What becomes clear to the reader from the very beginning of the book is that culture here is to be understood in the fullest meaning of the word. Indeed, the word ‘culture’ does not do justice to what is being explored during the three months and along the 1,500 kilometres of the walk. Joseph prefers the word dúchas, suggesting as it does the whole lived experience not only of a human community but of a natural environment.
It is in this complex and nuanced sense of an dúchas that the insight of the book lies and what makes At the Edge almost unique in its scope and appeal.
Human communities are, the writer suggests, shaped by the landscape and given their particular form almost through a melding with the physical and historical experience out of which they grow.

IMPORTANCE OF LANGUAGE
Key to the author’s argument here is the crucial importance of language. He describes the Gaelic of Ireland and Scotland as being the repository of an ancient heritage and as living evidence of the possibility of a different way of life for the small and isolated communities along the western seaboard. The language is, he explains, not only the treasury in word and song of an entire Celtic civilisation, it is in a way a standing rebuke for a society numbed into insensibilty by the onslaught of a globalised and homogenised world.
Joseph Murphy’s interest in his subject flows from his professional work – he is Senior Research Fellow in the Sustainability Research Institute at the University of Leeds – but also from his own family background: his mother is Irish and a keen student of Scottish Gaelic in the Hebrides where she now lives.

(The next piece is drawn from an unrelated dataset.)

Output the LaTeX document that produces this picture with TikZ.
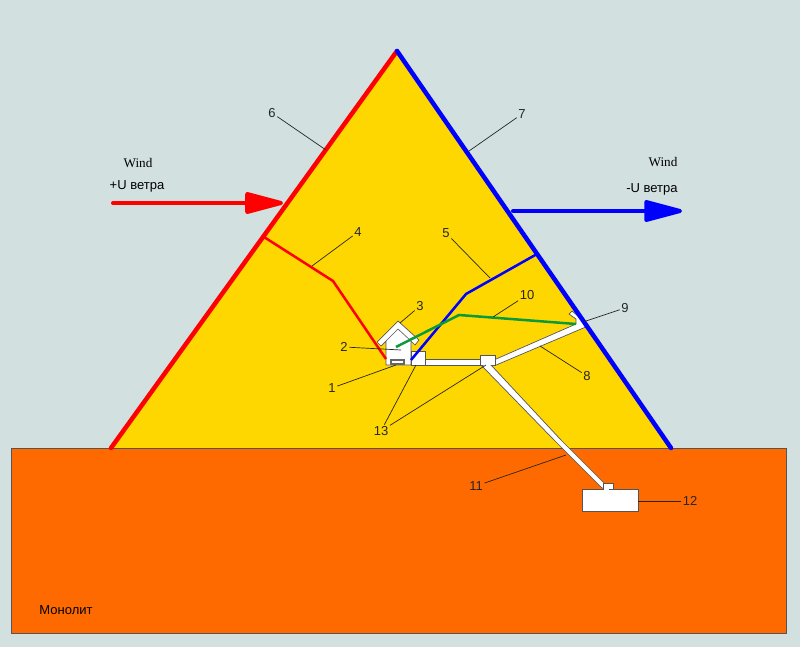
\documentclass[tikz,border=0pt]{standalone}
\usepackage{fontspec}
\setmainfont{Liberation Sans}
\newfontfamily\windfont{Liberation Serif}
\usetikzlibrary{arrows.meta}
\definecolor{skyc}{HTML}{D2E0E0}
\definecolor{rockc}{HTML}{FF6A00}
\definecolor{stonec}{HTML}{FFD700}
\definecolor{edgec}{HTML}{555555}
\definecolor{greenc}{HTML}{0A9A3C}
\begin{document}
\begin{tikzpicture}
[x=1pt, y=-1pt, font=\fontsize{13}{15}\selectfont,
room/.style={draw=edgec, fill=white, line width=0.7pt},
leader/.style={draw=black!85, line width=0.7pt},
lab/.style={inner sep=1.5pt, text=black!85},
wall/.style={line width=4.5pt, line cap=round},
duct/.style={line width=2.5pt},
windtxt/.style={font=\windfont\fontsize{13.2}{15}\selectfont},
wind/.style={line width=4pt, line cap=round, -{Triangle[round, length=44pt, width=22pt]}}]

\useasboundingbox (0,0) rectangle (800,647);
\fill[skyc] (0,0) rectangle (800,647);

% ground and pyramid
\draw[draw=edgec, fill=rockc, line width=0.7pt] (11,448) rectangle (786,633);
\fill[stonec] (111,448) -- (397,51) -- (671,448) -- cycle;
\draw[draw=edgec, line width=0.7pt] (11,448) -- (786,448);

% passages
\draw[room] (554,440) -- (602,488) -- (609,488) -- (561,440) -- (491,365) -- (481,365) -- cycle;
\draw[room] (603,489) -- (603,483) -- (613,483) -- (613,489);
\draw[room] (582,489) rectangle (638,511);
\fill[white] (604,486) rectangle (609,491);
\draw[room] (425,359.5) rectangle (480,365);
\draw[room] (495,359.5) -- (576,324) -- (576,319) -- (569,314) -- (572,311) -- (585,322) -- (587,326.5) -- (495,365.5) -- cycle;
\draw[room] (480,355) rectangle (495,365);
\fill[white] (482,364) -- (490,364) -- (491,366.5) -- (485,367) -- cycle;

% chambers
\draw[room] (398,321) -- (419,340) -- (415,345) -- (411,341) -- (411,365) -- (386,365) -- (386,341) -- (381,346) -- (377,342) -- cycle;
\draw[draw=edgec, line width=0.6pt] (386,341) -- (398,329) -- (411,341);
\draw[room] (411,351) rectangle (425,365);
\draw[draw=black!60, fill=white, line width=1.2pt] (391,360) rectangle (404,364);

% shafts
\draw[red, duct] (264,237) -- (333,281) -- (386,359);
\draw[blue, duct] (537,254) -- (466,294) -- (411,360);
\draw[greenc, duct] (396,347) -- (459,315) -- (576,324);

% faces
\draw[red, wall] (111,448) -- (397,51);
\draw[blue, wall] (397,51) -- (671,448);

% wind
\node[windtxt] (windl) at (138,163) {Wind};
\node (speedl) at (137,186) {+U ветра};
\node[windtxt] (windr) at (663,162) {Wind};
\node (speedr) at (652,189) {-U ветра};
\coordinate (inS) at (113,203);
\coordinate (inE) at (283,203);
\coordinate (outS) at (513,211);
\coordinate (outE) at (682,211);
\draw[wind, red] (inS) -- (inE);
\draw[wind, blue] (outS) -- (outE);

\node (mono) at (66,610) {Монолит};

% labels
\foreach \n/\x/\y in {1/332/388, 2/344/347, 3/420/306, 4/358/232, 5/446/233, 6/272/113,
  7/522/114, 8/587/376, 9/625/308, 10/527/295, 11/476/486, 12/690/501, 13/381/431} {
  \node[lab] (lab\n) at (\x,\y) {\n};
}

\foreach \n/\x/\y in {1/396/365, 2/401/350, 3/400/323, 4/312/266, 5/490/278, 6/326/150,
  7/469/151, 8/540/346, 9/583/322, 10/493/317, 11/566/455, 12/638/501} {
  \coordinate (end\n) at (\x,\y);
  \draw[leader] (lab\n) -- (end\n);
}
\coordinate (end13a) at (416,365);
\coordinate (end13b) at (486,365);
\draw[leader] (lab13) -- (end13a);
\draw[leader] (lab13) -- (end13b);
\end{tikzpicture}
\end{document}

The walk is, in a sense, a personal meditation on the author’s own place in the world and there is a poignancy to it that will surely resonate with many readers, especially those from the Irish Diaspora who know something of that sense of uprootedness and loss that has characterised the Irish experience for centuries.

DEEPLY POLITICAL
At the Edge is a deeply political book. The author would agree with James Connolly that the moral and physical future of a people depends on their achieving political freedom and holding genuine political power in their own hands.
Joseph Murphy points out the inappropriateness of so many ‘big’ development projects that show no sensitivity to the needs of small indigenous communities.
Great economic plans are imposed from above without any attempt to genuinely engage with people whose lives will be changed for ever. One thinks here of the Corrib Gas Project in Mayo and the imprisonment of two protesters, as reported in An Phoblacht recently.
Joseph Murphy’s walk through Ireland and Scotland was a solitary one but he was never alone. Along the way he meets giants of Irish history like Michael Davitt, Douglas Hyde and Daniel O’Connell as well as a galaxy of great Gaelic poets. We are allowed glimpses of their writings and verse before our walker moves on to another lonely stretch of mountain road. Pausing for rest we get short references to the birds and plants that are all around and fascinating diversions into the adventures of the Fianna. The book is almost alone in giving proper place and prominence to Gaelic placenames and their meanings.
This is a serious but immensely enjoyable book. It raises some of the most important and pressing questions that face the Gaelic world, and Ireland and Scotland more generally. Irish republicans will find it an important contribution to our present challenges and our future aspirations.